Records with drawing code
-- Begin --
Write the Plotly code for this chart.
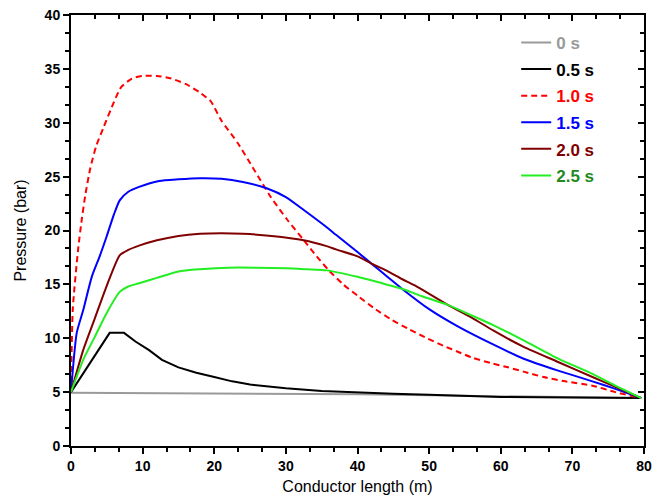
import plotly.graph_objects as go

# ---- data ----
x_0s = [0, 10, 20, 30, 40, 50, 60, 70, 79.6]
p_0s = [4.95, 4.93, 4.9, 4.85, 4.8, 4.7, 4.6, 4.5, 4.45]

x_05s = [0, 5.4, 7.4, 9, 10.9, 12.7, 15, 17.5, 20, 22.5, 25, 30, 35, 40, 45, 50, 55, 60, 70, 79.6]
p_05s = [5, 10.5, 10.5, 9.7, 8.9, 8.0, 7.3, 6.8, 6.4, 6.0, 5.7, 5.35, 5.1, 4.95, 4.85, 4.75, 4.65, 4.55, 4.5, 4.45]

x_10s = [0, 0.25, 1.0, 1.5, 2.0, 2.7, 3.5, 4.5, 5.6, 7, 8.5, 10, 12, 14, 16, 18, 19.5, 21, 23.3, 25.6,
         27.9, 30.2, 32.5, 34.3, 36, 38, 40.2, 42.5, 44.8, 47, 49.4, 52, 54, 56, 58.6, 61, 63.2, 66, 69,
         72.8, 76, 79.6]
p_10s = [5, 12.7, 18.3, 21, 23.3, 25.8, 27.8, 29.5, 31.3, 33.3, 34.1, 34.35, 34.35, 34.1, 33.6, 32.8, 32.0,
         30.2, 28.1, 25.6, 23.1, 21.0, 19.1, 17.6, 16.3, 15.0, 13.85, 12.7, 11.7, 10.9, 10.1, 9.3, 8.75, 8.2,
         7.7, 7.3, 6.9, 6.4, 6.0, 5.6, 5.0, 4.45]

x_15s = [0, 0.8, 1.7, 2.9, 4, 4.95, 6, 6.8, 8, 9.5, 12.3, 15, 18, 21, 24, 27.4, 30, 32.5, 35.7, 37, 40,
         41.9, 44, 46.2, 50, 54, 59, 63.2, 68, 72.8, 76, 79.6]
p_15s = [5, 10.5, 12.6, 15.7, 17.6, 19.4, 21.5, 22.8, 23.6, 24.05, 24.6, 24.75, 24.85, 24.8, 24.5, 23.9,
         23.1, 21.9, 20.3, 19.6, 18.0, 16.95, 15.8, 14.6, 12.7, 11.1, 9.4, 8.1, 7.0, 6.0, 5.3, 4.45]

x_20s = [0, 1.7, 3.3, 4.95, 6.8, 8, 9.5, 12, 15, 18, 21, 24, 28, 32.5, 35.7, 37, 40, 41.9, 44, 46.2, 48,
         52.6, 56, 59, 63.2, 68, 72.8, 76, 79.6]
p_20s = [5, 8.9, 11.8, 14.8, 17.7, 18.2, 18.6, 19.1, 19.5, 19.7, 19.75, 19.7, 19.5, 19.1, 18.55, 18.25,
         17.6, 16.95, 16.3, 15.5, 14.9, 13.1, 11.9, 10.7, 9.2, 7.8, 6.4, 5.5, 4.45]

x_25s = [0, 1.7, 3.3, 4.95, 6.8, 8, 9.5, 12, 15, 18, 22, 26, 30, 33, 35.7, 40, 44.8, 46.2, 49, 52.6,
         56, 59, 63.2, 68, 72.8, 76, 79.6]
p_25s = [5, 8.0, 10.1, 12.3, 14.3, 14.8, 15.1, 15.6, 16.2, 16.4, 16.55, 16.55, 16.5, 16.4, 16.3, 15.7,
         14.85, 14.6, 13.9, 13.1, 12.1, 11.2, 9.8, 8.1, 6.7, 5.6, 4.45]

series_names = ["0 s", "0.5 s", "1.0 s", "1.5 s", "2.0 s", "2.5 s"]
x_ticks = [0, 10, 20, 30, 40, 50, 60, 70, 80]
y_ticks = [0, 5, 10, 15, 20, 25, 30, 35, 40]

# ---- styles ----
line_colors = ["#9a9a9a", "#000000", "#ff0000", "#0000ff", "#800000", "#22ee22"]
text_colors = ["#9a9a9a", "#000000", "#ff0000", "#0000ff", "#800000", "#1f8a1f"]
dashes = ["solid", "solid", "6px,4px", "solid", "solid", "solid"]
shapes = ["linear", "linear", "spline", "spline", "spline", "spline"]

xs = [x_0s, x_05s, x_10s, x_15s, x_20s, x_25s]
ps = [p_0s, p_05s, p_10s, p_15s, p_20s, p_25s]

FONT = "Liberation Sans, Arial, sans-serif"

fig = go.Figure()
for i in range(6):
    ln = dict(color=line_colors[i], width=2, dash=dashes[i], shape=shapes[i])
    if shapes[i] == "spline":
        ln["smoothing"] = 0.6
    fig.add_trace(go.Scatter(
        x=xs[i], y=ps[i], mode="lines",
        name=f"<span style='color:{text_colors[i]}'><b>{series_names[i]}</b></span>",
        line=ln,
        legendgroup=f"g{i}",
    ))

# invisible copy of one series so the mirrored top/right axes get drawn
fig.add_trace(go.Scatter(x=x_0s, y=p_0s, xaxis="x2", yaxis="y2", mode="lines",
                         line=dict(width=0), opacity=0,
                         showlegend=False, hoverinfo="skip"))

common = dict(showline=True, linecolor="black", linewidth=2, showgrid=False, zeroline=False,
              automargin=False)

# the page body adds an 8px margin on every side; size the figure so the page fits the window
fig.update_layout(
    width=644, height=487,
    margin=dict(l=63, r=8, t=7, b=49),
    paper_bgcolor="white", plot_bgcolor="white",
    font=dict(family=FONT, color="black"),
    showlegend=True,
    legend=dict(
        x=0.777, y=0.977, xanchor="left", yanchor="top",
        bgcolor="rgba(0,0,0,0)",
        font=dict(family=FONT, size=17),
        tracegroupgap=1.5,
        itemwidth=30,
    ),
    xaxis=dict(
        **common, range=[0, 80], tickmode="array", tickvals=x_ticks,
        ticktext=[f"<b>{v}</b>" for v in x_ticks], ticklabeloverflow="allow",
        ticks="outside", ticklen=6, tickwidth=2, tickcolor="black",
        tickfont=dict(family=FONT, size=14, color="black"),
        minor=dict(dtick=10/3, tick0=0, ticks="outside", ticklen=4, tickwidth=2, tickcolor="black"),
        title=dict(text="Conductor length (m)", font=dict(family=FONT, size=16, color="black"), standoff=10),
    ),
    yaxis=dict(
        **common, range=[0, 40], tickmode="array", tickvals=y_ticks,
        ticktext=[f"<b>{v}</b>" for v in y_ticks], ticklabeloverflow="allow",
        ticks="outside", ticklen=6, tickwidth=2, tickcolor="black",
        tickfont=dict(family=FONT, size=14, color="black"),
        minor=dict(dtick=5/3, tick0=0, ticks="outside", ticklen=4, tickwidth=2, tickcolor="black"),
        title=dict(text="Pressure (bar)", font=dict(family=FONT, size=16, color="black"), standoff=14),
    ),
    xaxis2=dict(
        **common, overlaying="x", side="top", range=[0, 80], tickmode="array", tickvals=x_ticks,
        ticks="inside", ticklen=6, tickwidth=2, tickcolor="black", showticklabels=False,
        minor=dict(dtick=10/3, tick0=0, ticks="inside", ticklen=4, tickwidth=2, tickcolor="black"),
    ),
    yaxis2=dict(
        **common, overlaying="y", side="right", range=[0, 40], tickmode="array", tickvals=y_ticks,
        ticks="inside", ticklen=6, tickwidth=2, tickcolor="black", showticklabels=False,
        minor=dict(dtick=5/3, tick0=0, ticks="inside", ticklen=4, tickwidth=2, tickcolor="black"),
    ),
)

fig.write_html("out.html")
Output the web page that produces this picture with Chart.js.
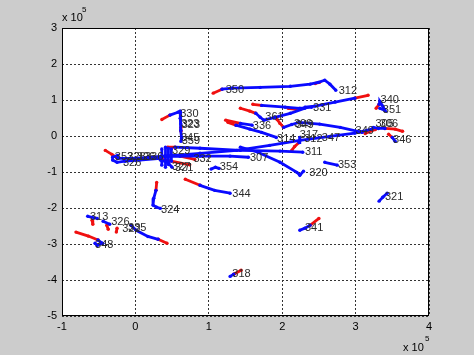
-- End --
Problem details: In the listing above, locate each line with "this" and copy it.

Finished task:
Write the Plotly code for this chart.
Output the web page that produces this picture with Chart.js.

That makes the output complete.